Daniel had missed his freshman year of wrestling for Staples High after breaking a knuckle and growth plate in his hand, and he was hesitant to return to the mat.
Although he had fully recovered physically, his emotions wavered. By the time school began, the sophomore heavyweight hadn't made up his mind.
"I was kind of debating it," Daniel recalled. "I don't know what it was, but I just didn't know if I was ready to get back into it."
Staples' first-year coach David Bernstein had helped run the GFA camp and liked what he had seen of Daniel there. So at the start of the season, he approached Alex about Daniel's interest in joining the team. Alex, a senior middleweight, prodded his brother.
"I thought (Daniel) had some potential. That was before I knew I was going to be coaching at Staples," Bernstein said during a recent practice. "I was impressed with him. And when I started coaching here, I asked his brother, Alex, `Where's your younger brother?' ... I kind of got on him, and he jumped on board after the first couple weeks."
Daniel's return has given the Wreckers a boost.
While his team has struggled (4-13 record), Daniel's made an immediate impact competing in the 220-pound class. He won 16 of his first 19 matches. Bernstein -- a former LL state champion at Fairfield Prep and Division-I wrestler at Bucknell University -- said Daniel already has the abilities and instincts of a seasoned wrestler.
"He's just a natural athlete," Bernstein said. "He's powerful for a young kid. ... He's got a lot of strength, like natural brute strength. He also moves very naturally, and he's very coachable. And he's a big guy."
Alex, who began wrestling competitively in eighth grade through Westport PAL, has, in many ways, helped his younger brother develop those abilities. Through childhood, Alex, Daniel and their older brother Ryan -- who wrestled for Staples and graduated in 2009 -- often practiced against each other.
"Since I was really little, we would always be wrestling around, fighting, all that little-older brother stuff," said Daniel, who first started wrestling competitively in sixth grade through the PAL program. "I kind of just picked up on it. Since I was really young, they were always coming onto me and messing with me. I just kind of had to go with it."
Alex and Daniel have made sure to carry on that tradition in the Kogstad household.

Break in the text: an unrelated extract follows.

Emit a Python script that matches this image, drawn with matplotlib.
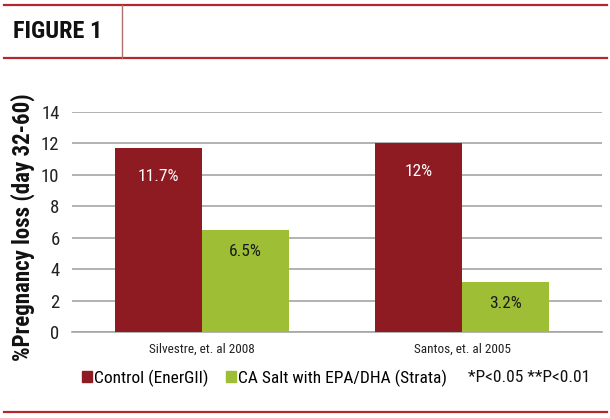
import matplotlib
matplotlib.use("Agg")
import matplotlib.pyplot as plt
from matplotlib import font_manager as fm
from matplotlib.patches import Patch
from matplotlib.lines import Line2D
import numpy as np
import os

# ---- data ----
categories = ["Silvestre, et. al 2008", "Santos, et. al 2005"]
series_names = ["Control (EnerGII)", "CA Salt with EPA/DHA (Strata)"]
control_vals = [11.7, 12.0]
strata_vals = [6.5, 3.2]
control_labels = ["11.7%", "12%"]
strata_labels = ["6.5%", "3.2%"]
yticks = [0, 2, 4, 6, 8, 10, 12, 14]
note = "*P<0.05 **P<0.01"
title = "FIGURE 1"
ylabel = "%Pregnancy loss (day 32-60)"

# ---- fonts: look for a condensed face ----
files = fm.findSystemFonts()
def find(keys_list):
    for keys in keys_list:
        for f in sorted(files):
            b = os.path.basename(f).lower()
            if all(k.lower() in b for k in keys):
                return f
    return None

reg_file = find([["liberationsansnarrow-regular"], ["robotocondensed-regular"],
                 ["dejavusanscondensed."], ["condensed", "regular"], ["narrow", "regular"]])
bold_file = find([["liberationsansnarrow-bold."], ["robotocondensed-bold."],
                  ["dejavusanscondensed-bold."], ["condensed", "bold"], ["narrow", "bold"]])

def FP(size, bold=False):
    f = bold_file if bold else reg_file
    if f:
        return fm.FontProperties(fname=f, size=size)
    return fm.FontProperties(family="DejaVu Sans", size=size * 0.85,
                             weight="bold" if bold else "normal")

RED = "#8E1A22"
GREEN = "#9DBE35"
LINE_RED = "#B3272E"
GRID = "#A6A6A6"

W, H = 610, 418
fig = plt.figure(figsize=(W / 100, H / 100), dpi=100)

def fx(px):
    return px / W

def fy(py):
    return 1 - py / H

# header / footer lines
fig.add_artist(Line2D([fx(4), fx(607)], [fy(5), fy(5)], color=LINE_RED, lw=1.6))
fig.add_artist(Line2D([fx(4), fx(607)], [fy(58), fy(58)], color=LINE_RED, lw=1.6))
fig.add_artist(Line2D([fx(122), fx(122)], [fy(5), fy(58)], color="#B07070", lw=1.0))
fig.add_artist(Line2D([fx(4), fx(607)], [fy(412), fy(412)], color=LINE_RED, lw=1.6))
fig.text(fx(13), fy(32), title, fontproperties=FP(17.5, True), va="center", ha="left",
         color="#111111")

# axes
left, right, top, bottom = 72, 602, 112, 332
ax = fig.add_axes([fx(left), fy(bottom), fx(right - left), (bottom - top) / H])
x = np.arange(len(categories))
bw = 0.335
b1 = ax.bar(x - bw / 2, control_vals, bw, color=RED, zorder=3)
b2 = ax.bar(x + bw / 2, strata_vals, bw, color=GREEN, zorder=3)
ax.set_xlim(-0.5, 1.538)
ax.set_ylim(0, 14)
ax.set_yticks(yticks)
ax.yaxis.grid(True, color=GRID, lw=1.2, zorder=0)
for s in ["top", "right", "left"]:
    ax.spines[s].set_visible(False)
ax.spines["bottom"].set_color(GRID)
ax.spines["bottom"].set_linewidth(1.2)
ax.tick_params(axis="y", length=0, pad=9, labelcolor="#222222")
ax.tick_params(axis="x", length=0, pad=8, labelcolor="#222222")
ax.set_xticks(x)
ax.set_xticklabels(categories)
for t in ax.get_yticklabels():
    t.set_fontproperties(FP(13.5))
for t in ax.get_xticklabels():
    t.set_fontproperties(FP(9.5))

for rect, lab in zip(b1, control_labels):
    h = rect.get_height()
    ax.text(rect.get_x() + rect.get_width() / 2, h - 1.8, lab, ha="center", va="center",
            color="white", fontproperties=FP(12.5), zorder=4)
for rect, lab in zip(b2, strata_labels):
    h = rect.get_height()
    ax.text(rect.get_x() + rect.get_width() / 2, h - 1.4, lab, ha="center", va="center",
            color="#1a1a1a", fontproperties=FP(12.5), zorder=4)

fig.text(fx(23), fy(227), ylabel, rotation=90, fontproperties=FP(16.5, True),
         ha="center", va="center", color="#111111")

handles = [Patch(color=RED), Patch(color=GREEN)]
leg = fig.legend(handles, series_names, loc="center left", bbox_to_anchor=(fx(82), fy(378)),
                 ncol=2, frameon=False, prop=FP(12.5), handlelength=0.55, handleheight=0.55,
                 handletextpad=0.15, columnspacing=1.0, borderaxespad=0, borderpad=0)
fig.text(fx(590), fy(378), note, fontproperties=FP(12.5), ha="right", va="center",
         color="#111111")

fig.savefig("out.png", dpi=100)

"There's a lot of wrestling in the living room at home," Alex said. "When we're watching football, we're watching WWE on TV and there's a commercial, we're going at it. Our parents may not always like it, but I think it's actually helped us a lot, just rolling around. ... Most of the time it's not real wrestling, but it's getting our hips under us and helping us with our balance."
The third of four brothers, Alex started wrestling for Staples as a freshman and credits Ryan for getting him interested in the sport. Now a captain at 152 pounds, he's determined to finish the year strong. He struggled through a "pretty rough" junior season, in which he missed the state tournament with a fungal infection and a knee injury. He was pinned in the first round of FCIACs at 138 pounds a year ago.

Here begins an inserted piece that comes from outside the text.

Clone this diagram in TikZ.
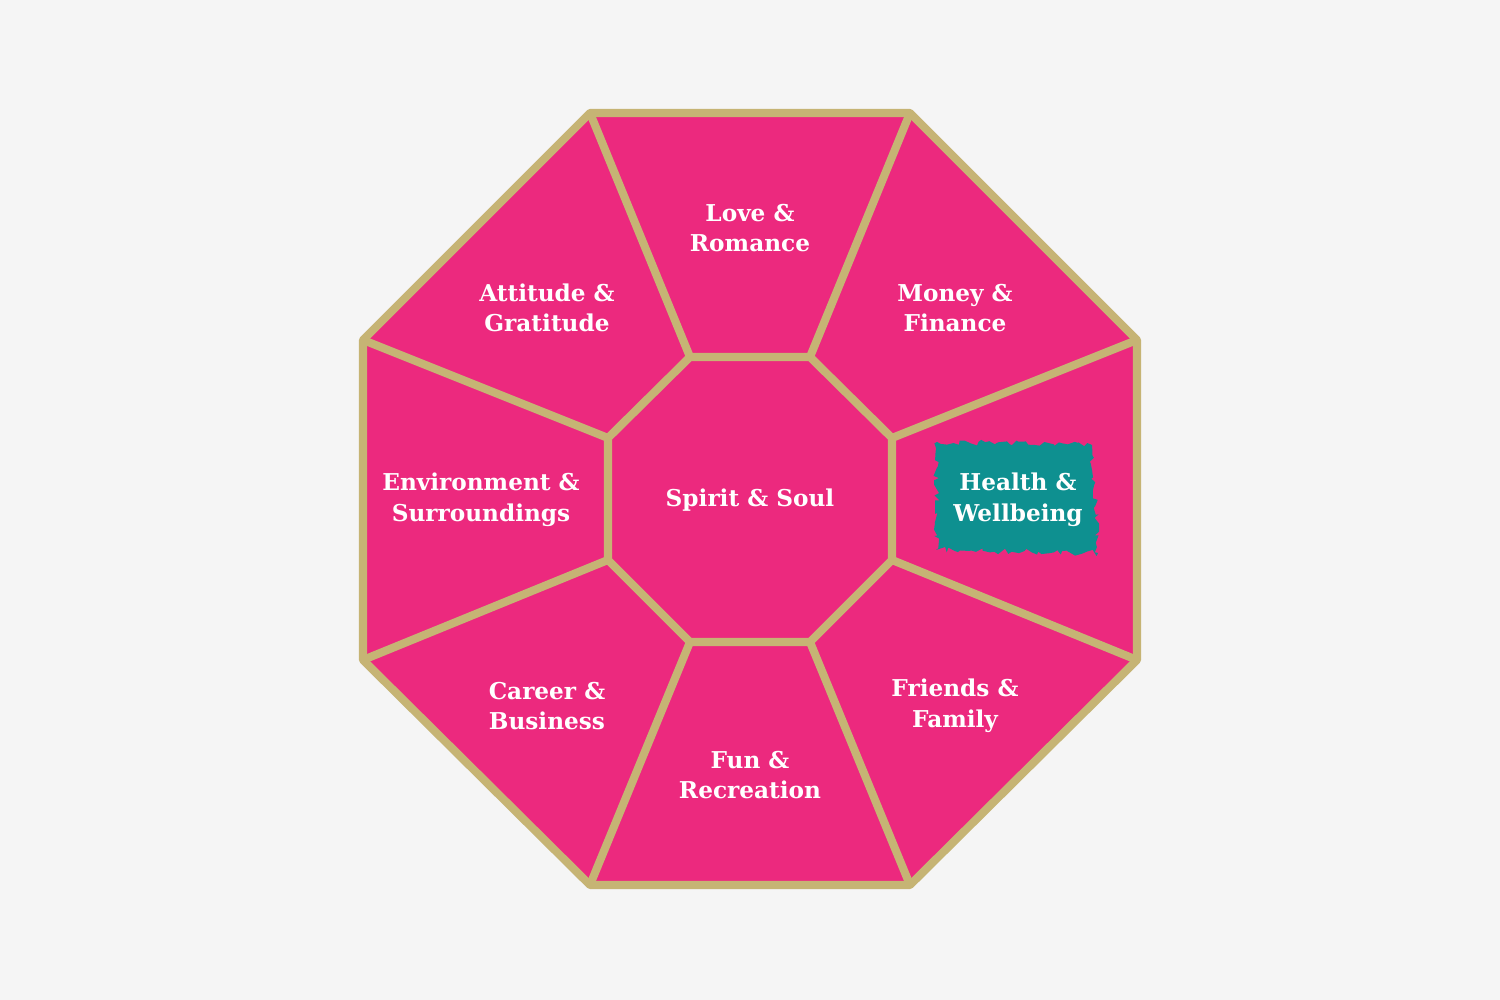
\documentclass[tikz,border=0pt]{standalone}
\usepackage{fontspec}
\setmainfont{DejaVu Serif}
\usetikzlibrary{decorations.pathmorphing}
\definecolor{bgcol}{HTML}{F5F5F5}
\definecolor{pinkcol}{HTML}{EC297E}
\definecolor{goldcol}{HTML}{C6B474}
\definecolor{tealcol}{HTML}{0E9090}
\tikzset{%
  % Specifications for style of areas and labels:
  frame/.style = {draw=goldcol, line width=2.3pt, line join=round},
  area/.style = {frame, fill=pinkcol},
  label/.style = {text=white, align=center, font=\bfseries\fontsize{6.6}{8.7}\selectfont},
  blob/.style = {fill=tealcol, decorate,
                 decoration={random steps, segment length=1.2pt, amplitude=0.9pt}}
}
\begin{document}
\begin{tikzpicture}
  \useasboundingbox[fill=bgcol] (0,0) rectangle (15,10);
  % outer corners
  \coordinate (o1) at (5.9,8.87);  \coordinate (o2) at (9.1,8.87);
  \coordinate (o3) at (11.37,6.6); \coordinate (o4) at (11.37,3.4);
  \coordinate (o5) at (9.1,1.15);  \coordinate (o6) at (5.9,1.15);
  \coordinate (o7) at (3.63,3.4);  \coordinate (o8) at (3.63,6.6);
  % inner corners
  \coordinate (i1) at (6.9,6.43);  \coordinate (i2) at (8.1,6.43);
  \coordinate (i3) at (8.92,5.62); \coordinate (i4) at (8.92,4.4);
  \coordinate (i5) at (8.1,3.58);  \coordinate (i6) at (6.9,3.58);
  \coordinate (i7) at (6.08,4.4);  \coordinate (i8) at (6.08,5.62);

  \draw[area] (o1) -- (o2) -- (o3) -- (o4) -- (o5) -- (o6) -- (o7) -- (o8) -- cycle;
  \draw[frame] (i1) -- (i2) -- (i3) -- (i4) -- (i5) -- (i6) -- (i7) -- (i8) -- cycle;
  \foreach \k in {1,...,8}
    \draw[frame] (i\k) -- (o\k);

  \fill[blob] (9.37,5.58) -- (10.92,5.55) -- (10.98,4.47) -- (9.36,4.5) -- cycle;

  \node (spirit)  [label] at (7.5,5.0)   {Spirit \& Soul};
  \node (love)    [label] at (7.5,7.72)  {Love \&\\Romance};
  \node (money)   [label] at (9.55,6.92) {Money \&\\Finance};
  \node (health)  [label] at (10.18,5.0) {Health \&\\Wellbeing};
  \node (friends) [label] at (9.55,2.94) {Friends \&\\Family};
  \node (fun)     [label] at (7.5,2.25)  {Fun \&\\Recreation};
  \node (career)  [label] at (5.47,2.94) {Career \&\\Business};
  \node (environ) [label] at (4.81,5.0)  {Environment \&\\Surroundings};
  \node (attitude)[label] at (5.47,6.92) {Attitude \&\\Gratitude};
\end{tikzpicture}
\end{document}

"When I started wrestling, my goal by now was to have done better," Alex said. It's too late to change what's already happened in the past. So I'm really looking forward to finally placing (at FCIACs and Class LLs) this year."
Bernstein is confident that, if healthy, Alex can reach those goals.
"Like his brother Daniel, he's got some fight in him," he said. "He gets angry. That can help you, but it can also hurt you. For him, I think it gets him going. He's had a couple tough losses, losses that he shouldn't have, and you see the next match it really fires him up."
Daniel's potential, as Bernstein notes, is even greater. He believes that if Daniel can perfect his technique, he has the natural ability to develop into a state champion.
Bernstein, who wrestled in high school at 215 pounds and college at 197, recalls practicing against Daniel at the GFA camp, and coming away impressed.
"His strength was pretty impressive. ... I couldn't believe how strong he was for (being) that young," Bernstein said. "His quickness, he's a big guy, a lot of size, but he moves like a middleweight guy."
Daniel is hopeful that he can one day be a state champion, but he realizes it will take plenty of time and dedication. He has no problem with either.
"I really want to work to be able to get to the state championship," he said. "I don't think this year it's going to happen, my first year back. I'm definitely going to try my hardest to get there."
As the youngest of four brothers, he's certainly been battled-tested.
"He's been getting probably drilled on for the last 10 years," Bernstein said with a laugh. "He's been a drilling partner for the Kogstad family. He's got the natural instinct, for sure."